Filter count selection balances model capacity with computational cost. Follow these guidelines:
- Early Layers:
- Start with 32-64 filters for small images (<128px)
- 64-128 filters for standard images (224px)
- 128-256 filters for high-res images (>512px)
- Avoid too many filters early (computational waste)
- Middle Layers:
- Follow exponential growth (×2 every few layers)

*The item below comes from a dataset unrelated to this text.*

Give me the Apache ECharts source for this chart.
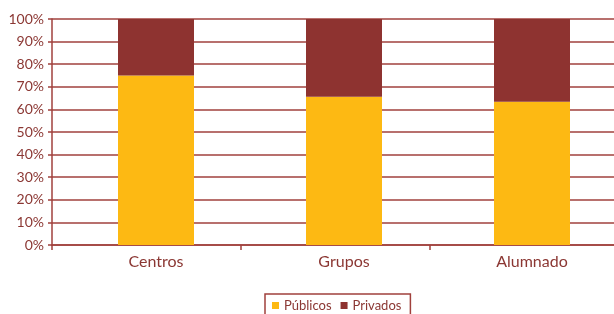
<!DOCTYPE html>
<html>
<head>
    <meta charset="utf-8">
    <script src="https://cdn.jsdelivr.net/npm/echarts@6/dist/echarts.min.js"></script>
    <style>
        html, body { margin: 0; padding: 0; background: #fff; }
    </style>
</head>
<body>
<div id="main" style="width: 614px;height:314px;"></div>
<script>
    // datos
    var categorias = ['Centros', 'Grupos', 'Alumnado'];
    var publicos = [75, 65.6, 63.4];
    var privados = [25, 34.4, 36.6];
    var yTicks = [0, 10, 20, 30, 40, 50, 60, 70, 80, 90, 100];

    var rojo = '#8E3330';
    var amarillo = '#FDB913';
    var lineaCol = '#A0403C';
    var texto = '#8B3733';
    var fuente = 'Lato';

    var myChart = echarts.init(document.getElementById('main'));

    var option = {
        animation: false,
        textStyle: { fontFamily: fuente },
        legend: {
            data: ['Públicos', 'Privados'],
            left: 265,
            top: 294,
            itemWidth: 7,
            itemHeight: 7,
            itemGap: 9,
            icon: 'rect',
            padding: [5, 9, 6, 7],
            borderColor: lineaCol,
            borderWidth: 1.5,
            borderRadius: 0,
            textStyle: { color: texto, fontSize: 13, fontFamily: fuente }
        },
        // grid 0: ejes y lineas; grid 1: barras
        grid: [
            { left: 52, width: 567, top: 19, bottom: 69, outerBoundsMode: 'none', containLabel: false },
            { left: 62, width: 564, top: 19, bottom: 69, outerBoundsMode: 'none', containLabel: false }
        ],
        xAxis: [
            {
                gridIndex: 0,
                type: 'category',
                data: categorias,
                axisLine: { lineStyle: { color: lineaCol, width: 1.5 } },
                axisTick: { show: true, length: 5, lineStyle: { color: lineaCol, width: 1.5 } },
                axisLabel: { show: false }
            },
            {
                gridIndex: 1,
                type: 'category',
                data: categorias,
                axisLine: { show: false },
                axisTick: { show: false },
                axisLabel: { color: texto, fontSize: 16, margin: 9, fontFamily: fuente }
            }
        ],
        yAxis: [
            {
                gridIndex: 0,
                type: 'value',
                min: yTicks[0],
                max: yTicks[yTicks.length - 1],
                interval: 10,
                axisLine: { show: true, lineStyle: { color: lineaCol, width: 1.5 } },
                axisTick: { show: true, length: 4, lineStyle: { color: lineaCol, width: 1.5 } },
                axisLabel: { formatter: '{value}%', color: texto, fontSize: 14, margin: 8, fontFamily: fuente },
                splitLine: { lineStyle: { color: lineaCol, width: 1.5 } }
            },
            {
                gridIndex: 1,
                type: 'value',
                min: 0,
                max: 100,
                show: false
            }
        ],
        series: [
            {
                name: 'Públicos',
                type: 'bar',
                stack: 'total',
                xAxisIndex: 1,
                yAxisIndex: 1,
                barWidth: 76,
                itemStyle: { color: amarillo },
                data: publicos
            },
            {
                name: 'Privados',
                type: 'bar',
                stack: 'total',
                xAxisIndex: 1,
                yAxisIndex: 1,
                barWidth: 76,
                itemStyle: { color: rojo },
                data: privados
            }
        ]
    };
    myChart.setOption(option);
</script>
</body>
</html>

- Common progression: 64→128→256→512
- Match filter count to feature complexity
- Consider bottleneck ratios (e.g., ResNet’s 1:4:1)
- Late Layers:
- 512-1024 filters for classification heads
- Reduce for detection/segmentation heads
- Consider 1×1 convs for channel mixing
- Final layer matches task requirements
- Special Cases:
- Depthwise convs: filters = input_channels
- Grouped convs: filters must be divisible by groups
- Transposed convs: filters = output_channels
- 3D convs: consider spatiotemporal tradeoffs
- Computational Constraints:
- Mobile: <256 filters in most layers
- Edge: <128 filters, use depthwise
- Cloud: Can scale to 1024+ filters
- Always calculate FLOPs/memory impact
Advanced Tip: Use Neural Architecture Search (NAS) to optimize filter counts for your specific hardware constraints. Google’s MnasNet demonstrates this approach for mobile optimization.
How do I calculate parameters for transposed convolutions?
Transposed convolutions (sometimes called “deconvolutions”) reverse the forward pass of regular convolutions. The parameter calculation differs:
output_size = stride × (input_size - 1) + kernel_size - 2×padding
parameters = kernel_height × kernel_width × input_channels × output_channels
Key Differences from Regular Conv:
- Parameter Count: Same formula but input/output channels swapped in interpretation
- Output Calculation: Depends on stride rather than input size
- Memory Access: More irregular patterns (less optimized)
- Use Cases:
- Upsampling in generators (GANs)
- Feature map reconstruction
- Semantic segmentation heads
Example: For input 56×56×64, 128 output channels, 4×4 kernel, stride 2, padding 1:
Output size: 2×(56-1) + 4 - 2×1 = 112×112
Parameters: 4×4×64×128 = 131,072
Important Notes:
- Transposed convs are not inverses of convolutions
- Often cause “checkerboard artifacts” without proper tuning
- Consider alternatives like:
- Nearest-neighbor upsampling + conv
- Subpixel convolution (from ESPCN)
- Learnable upsampling (as in CARAFE)
What are the computational implications of different activation functions?
While activation functions don’t appear in the convolution calculation, they significantly impact overall computational characteristics:
| Activation | FLOPs per Element | Memory Impact | Hardware Support | Numerical Stability | Typical Use Cases |
|---|---|---|---|---|---|
| ReLU | 1 (max) | None | ⭐⭐⭐⭐⭐ | ⭐⭐⭐⭐⭐ | Default choice for hidden layers |
| Leaky ReLU | 2 (cond + mul) | None | ⭐⭐⭐⭐ | ⭐⭐⭐⭐ | When dying ReLU is suspected |
| ELU | 3 (exp) | None | ⭐⭐⭐ | ⭐⭐⭐⭐ | When negative values are important |
| Swish | 4 (sigmoid + mul) | None | ⭐⭐⭐ | ⭐⭐⭐⭐ | Modern architectures (EfficientNet) |
| GELU | 8 (erf approx) | None | ⭐⭐ | ⭐⭐⭐⭐ | Transformers, probabilistic models |
| Sigmoid | 10 (exp + div) | None | ⭐⭐ | ⭐⭐⭐ | Output layers, attention |
| Tanh | 12 (2×exp + div) | None | ⭐⭐ | ⭐⭐⭐ | RNNs, output layers |
Key Insights:
- Performance Impact: Activation FLOPs can exceed convolution FLOPs in deep networks
- Memory Impact: All activations require storing intermediate results
- Hardware Optimization:
- ReLU has dedicated hardware support (fused operations)
- Swish/GELU may require custom kernels
- Quantized models often restrict activation choices
- Numerical Considerations:
- Bounded activations (tanh, sigmoid) help with stability
- Unbounded (ReLU) can cause exploding activations
- Probabilistic interpretations may guide choice
- Modern Trends:
- Swish/GELU replacing ReLU in transformers
- Custom activations for specific hardware (e.g., HSwish for mobile)
- Learnable activations in some architectures
Recommendation: Start with ReLU for hidden layers, Swish/GELU for modern architectures, and carefully evaluate any changes through profiling – activation choices can impact end-to-end performance by 10-30%.